Picture Credit: Wesley Tingey

US groceries typically have 5% to 10% of their items out of stock at any given time; currently that unavailability rate is hovering around 15% according to Consumer Brands Association President and CEO Geoff Freeman. Curt Covington senior director of institutional credit at AgAmerica , has stated that; “Shortages depend on the item, store, and region of the country “, “shortages can be driven by supply chain issues, consumer behavior, or environmental factors, so its hard to pinpoint what will be effected next”.

In the span of the past few weeks, shortages at grocery stores across the country have grown more acute as omicron continues to spread, and winter storms have piled on to the strain on the supply chain. Weather-related events, from snowstorms in the northeast to wildfires in Colorado, have also impacted product availability and caused some shoppers to stock up more than usual, exacerbating supply problems caused by the pandemic.

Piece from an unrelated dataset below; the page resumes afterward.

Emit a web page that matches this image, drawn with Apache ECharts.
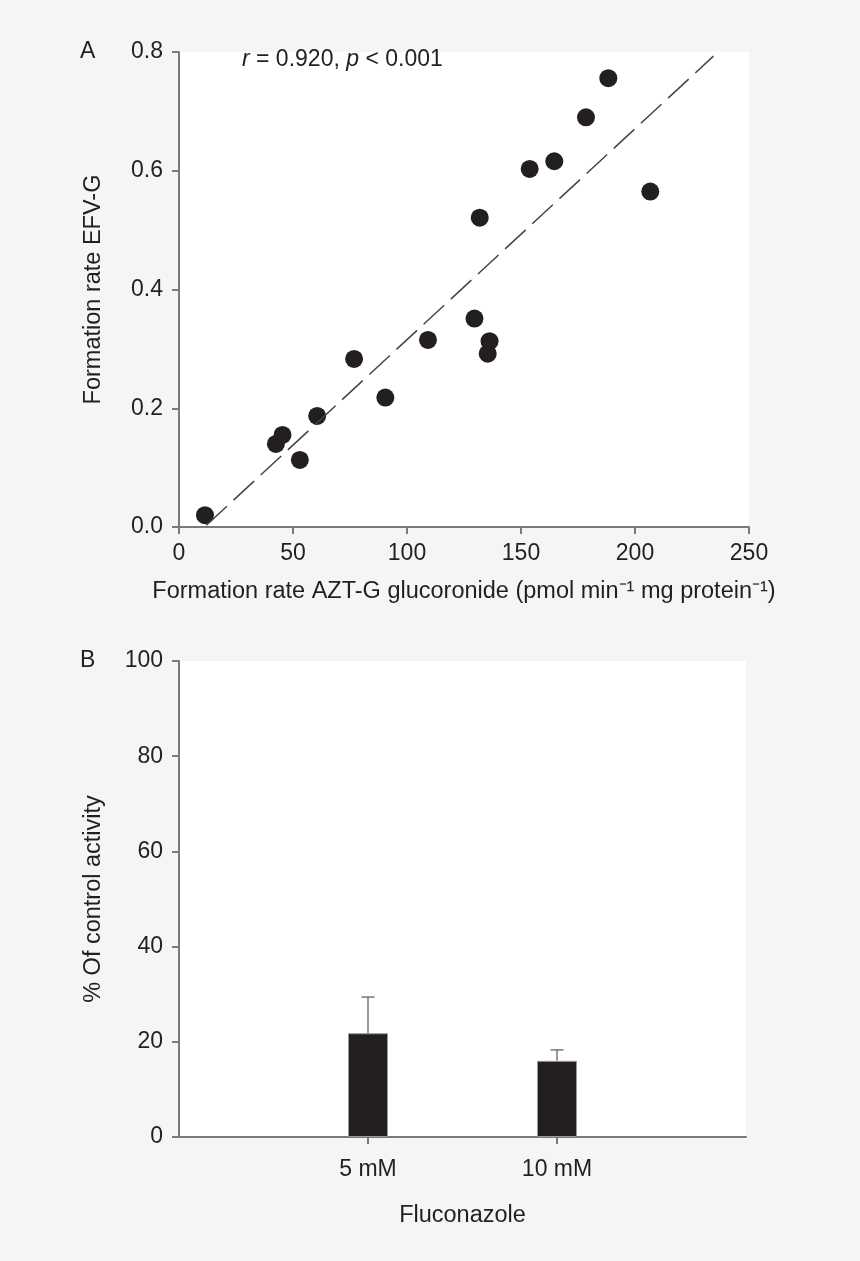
<!DOCTYPE html>
<html>
<head>
<meta charset="utf-8">
<script src="https://cdn.jsdelivr.net/npm/echarts@6/dist/echarts.min.js"></script>
<style>
  html, body { margin: 0; padding: 0; background: #f5f5f5; }
  #main { width: 860px; height: 1261px; }
</style>
</head>
<body>
<div id="main"></div>
<script>
// panel A - correlation data
const aztRate = [11.4, 42.5, 45.4, 53, 60.6, 76.8, 90.5, 109.2, 129.6, 136.2, 135.4, 131.9, 153.8, 164.6, 178.5, 188.3, 206.7];
const efvRate = [0.02, 0.14, 0.155, 0.113, 0.187, 0.283, 0.218, 0.315, 0.351, 0.313, 0.292, 0.521, 0.603, 0.616, 0.69, 0.756, 0.565];
const fitX = [12, 234.4];
const fitY = [0.003, 0.793];
const xTicksA = [0, 250, 50];
const yTicksA = [0, 0.8, 0.2];

// panel B - inhibition data
const doses = ['5 mM', '10 mM'];
const pctActivity = [21.8, 16.0];
const pctSd = [7.6, 2.3];
const yTicksB = [0, 100, 20];

const txt = '#231f20';
const axisCol = '#7a7a7a';
const font = 'Liberation Sans, Arial, sans-serif';

var dom = document.getElementById('main');
var myChart = echarts.init(dom, null, { renderer: 'canvas' });

const scatterData = aztRate.map((x, i) => [x, efvRate[i]]);
const fitData = fitX.map((x, i) => [x, fitY[i]]);
const catB = [''].concat(doses, ['']);
const barData = ['-'].concat(pctActivity, ['-']);
const errData = doses.map((d, i) => [d, pctActivity[i], pctActivity[i] + pctSd[i]]);

function axisCommon() {
  return {
    axisLine: { show: true, lineStyle: { color: axisCol, width: 2 } },
    axisTick: { show: true, length: 7, lineStyle: { color: axisCol, width: 2 } },
    splitLine: { show: false },
    axisLabel: { color: txt, fontSize: 23, fontFamily: font },
    nameTextStyle: { color: txt, fontSize: 23.5, fontFamily: font }
  };
}

var option = {
  backgroundColor: '#f5f5f5',
  animation: false,
  textStyle: { fontFamily: font },
  grid: [
    { left: 179, right: 111, top: 52, bottom: 734, show: true, backgroundColor: '#fff', borderWidth: 0 },
    { left: 179, right: 114, top: 661, bottom: 124, show: true, backgroundColor: '#fff', borderWidth: 0 }
  ],
  xAxis: [
    Object.assign(axisCommon(), {
      gridIndex: 0, type: 'value',
      min: xTicksA[0], max: xTicksA[1], interval: xTicksA[2],
      name: 'Formation rate AZT-G glucoronide (pmol min\u207B\u00B9 mg protein\u207B\u00B9)',
      nameLocation: 'middle', nameGap: 53
    }),
    Object.assign(axisCommon(), {
      gridIndex: 1, type: 'category', data: catB, boundaryGap: false,
      name: 'Fluconazole', nameLocation: 'middle', nameGap: 67
    })
  ],
  yAxis: [
    Object.assign(axisCommon(), {
      gridIndex: 0, type: 'value',
      min: yTicksA[0], max: yTicksA[1], interval: yTicksA[2],
      name: 'Formation rate EFV-G', nameLocation: 'middle', nameGap: 73
    }),
    Object.assign(axisCommon(), {
      gridIndex: 1, type: 'value',
      min: yTicksB[0], max: yTicksB[1], interval: yTicksB[2],
      name: '% Of control activity', nameLocation: 'middle', nameGap: 73
    })
  ],
  graphic: [
    { type: 'text', left: 80, top: 40, style: { text: 'A', fill: txt, font: '23px ' + font } },
    { type: 'text', left: 80, top: 649, style: { text: 'B', fill: txt, font: '23px ' + font } },
    {
      type: 'text', left: 242, top: 48,
      style: {
        text: '{i|r} = 0.920, {i|p} < 0.001',
        fill: txt, font: '23px ' + font,
        rich: { i: { fontStyle: 'italic', fontSize: 23, fontFamily: font, fill: txt } }
      }
    }
  ],
  series: [
    {
      type: 'line', xAxisIndex: 0, yAxisIndex: 0,
      data: fitData, symbol: 'none', silent: true,
      lineStyle: { color: '#444', width: 1.5, type: [28, 9] }
    },
    {
      type: 'scatter', xAxisIndex: 0, yAxisIndex: 0,
      data: scatterData, symbolSize: 18,
      itemStyle: { color: txt, opacity: 1 }
    },
    {
      type: 'bar', xAxisIndex: 1, yAxisIndex: 1,
      data: barData, barWidth: 40,
      itemStyle: { color: txt, borderColor: '#999', borderWidth: 1 }
    },
    {
      type: 'custom', xAxisIndex: 1, yAxisIndex: 1, data: errData, z: 1,
      renderItem: function (params, api) {
        var base = api.coord([api.value(0), api.value(1)]);
        var top = api.coord([api.value(0), api.value(2)]);
        var st = { stroke: '#777', lineWidth: 1.5 };
        return {
          type: 'group',
          children: [
            { type: 'line', shape: { x1: base[0], y1: base[1], x2: top[0], y2: top[1] }, style: st },
            { type: 'line', shape: { x1: top[0] - 6.5, y1: top[1], x2: top[0] + 6.5, y2: top[1] }, style: st }
          ]
        };
      }
    }
  ]
};

// hide ticks/labels at the empty ends of the dose axis
option.xAxis[1].axisTick.interval = function (idx, val) { return val !== ''; };
option.xAxis[1].axisLabel.interval = function (idx, val) { return val !== ''; };
option.xAxis[1].axisLabel.margin = 21;
option.xAxis[0].axisLabel.margin = 15;
option.yAxis[0].axisLabel.margin = 16;
option.yAxis[0].axisLabel.formatter = function (v) { return v.toFixed(1); };
option.yAxis[1].axisLabel.margin = 16;

if (option && typeof option === 'object') {
  myChart.setOption(option);
}

window.addEventListener('resize', myChart.resize);
</script>
</body>
</html>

There is also an ongoing shortage of truckers, that continues to slow down the supply chain and the ability of grocery stores to replenish their shelves at an acceptable pace. The inability to fix trucks means that truck drivers can’t haul boxes of goods which might actually contain the parts needed to fix said trucks and so the deliveries to the grocery stores get delayed. Layered atop widespread domestic transportation issues is the record high congestion at the nation’s ports, both of which contribute to the goods shortages.

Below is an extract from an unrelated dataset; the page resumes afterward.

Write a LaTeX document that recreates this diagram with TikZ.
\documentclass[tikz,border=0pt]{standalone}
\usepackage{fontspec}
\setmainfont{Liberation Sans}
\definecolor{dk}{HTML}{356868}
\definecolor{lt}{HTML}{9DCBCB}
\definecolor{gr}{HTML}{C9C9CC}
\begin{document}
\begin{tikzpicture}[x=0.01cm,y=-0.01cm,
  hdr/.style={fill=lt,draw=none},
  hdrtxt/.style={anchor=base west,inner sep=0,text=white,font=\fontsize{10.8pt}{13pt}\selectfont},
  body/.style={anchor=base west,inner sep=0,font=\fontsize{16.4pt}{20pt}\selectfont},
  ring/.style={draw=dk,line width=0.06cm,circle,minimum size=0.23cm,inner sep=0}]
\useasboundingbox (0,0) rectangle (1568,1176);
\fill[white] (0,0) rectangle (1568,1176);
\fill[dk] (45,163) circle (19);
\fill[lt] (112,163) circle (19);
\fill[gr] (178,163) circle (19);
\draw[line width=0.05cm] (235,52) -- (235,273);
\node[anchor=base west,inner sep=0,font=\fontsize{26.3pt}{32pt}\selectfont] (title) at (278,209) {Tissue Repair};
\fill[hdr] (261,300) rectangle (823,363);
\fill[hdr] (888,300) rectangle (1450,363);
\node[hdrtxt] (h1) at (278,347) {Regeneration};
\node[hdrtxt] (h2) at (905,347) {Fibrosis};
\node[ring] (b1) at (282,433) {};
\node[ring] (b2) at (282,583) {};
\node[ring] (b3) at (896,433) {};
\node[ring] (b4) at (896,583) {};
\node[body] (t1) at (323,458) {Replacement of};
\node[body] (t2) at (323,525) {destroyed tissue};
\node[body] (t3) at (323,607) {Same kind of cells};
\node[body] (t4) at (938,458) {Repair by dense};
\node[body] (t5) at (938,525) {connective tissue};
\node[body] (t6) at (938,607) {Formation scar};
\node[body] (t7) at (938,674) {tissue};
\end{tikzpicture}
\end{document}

Picture Credit: Rhys Moult

Another reason are the labor shortages. The Omicron variant is affecting a high number of service workers, causing employees to call in sick to quarantine, and leaving grocery and convenient stores understaffed. On top of the number of employees calling in sick, many people have simply decided to quit, fed up with the lack of pay and benefits while having to risk interacting with potentially infected customers. More than 20 million people quit their jobs in the second half of 2021, earning the name ‘The Great Resignation’.

In addition to the shortage of items , many also cost more, with the rising inflation. In 2021, the Consumer Price Index jumped 7%, the fastest pace since 1982 according to the Labor Department. Although there are multiple arguments about why the problem is as bad as it is,everyone agrees that the COVID-19 pandemic and chaotic changes in the consumption habits have caused inevitable short-term and long-term effects in the supply chain. As such, the shortage of goods is a collection of issues piling on top of each other as it seems to be getting worse , like a snake eating its own tail.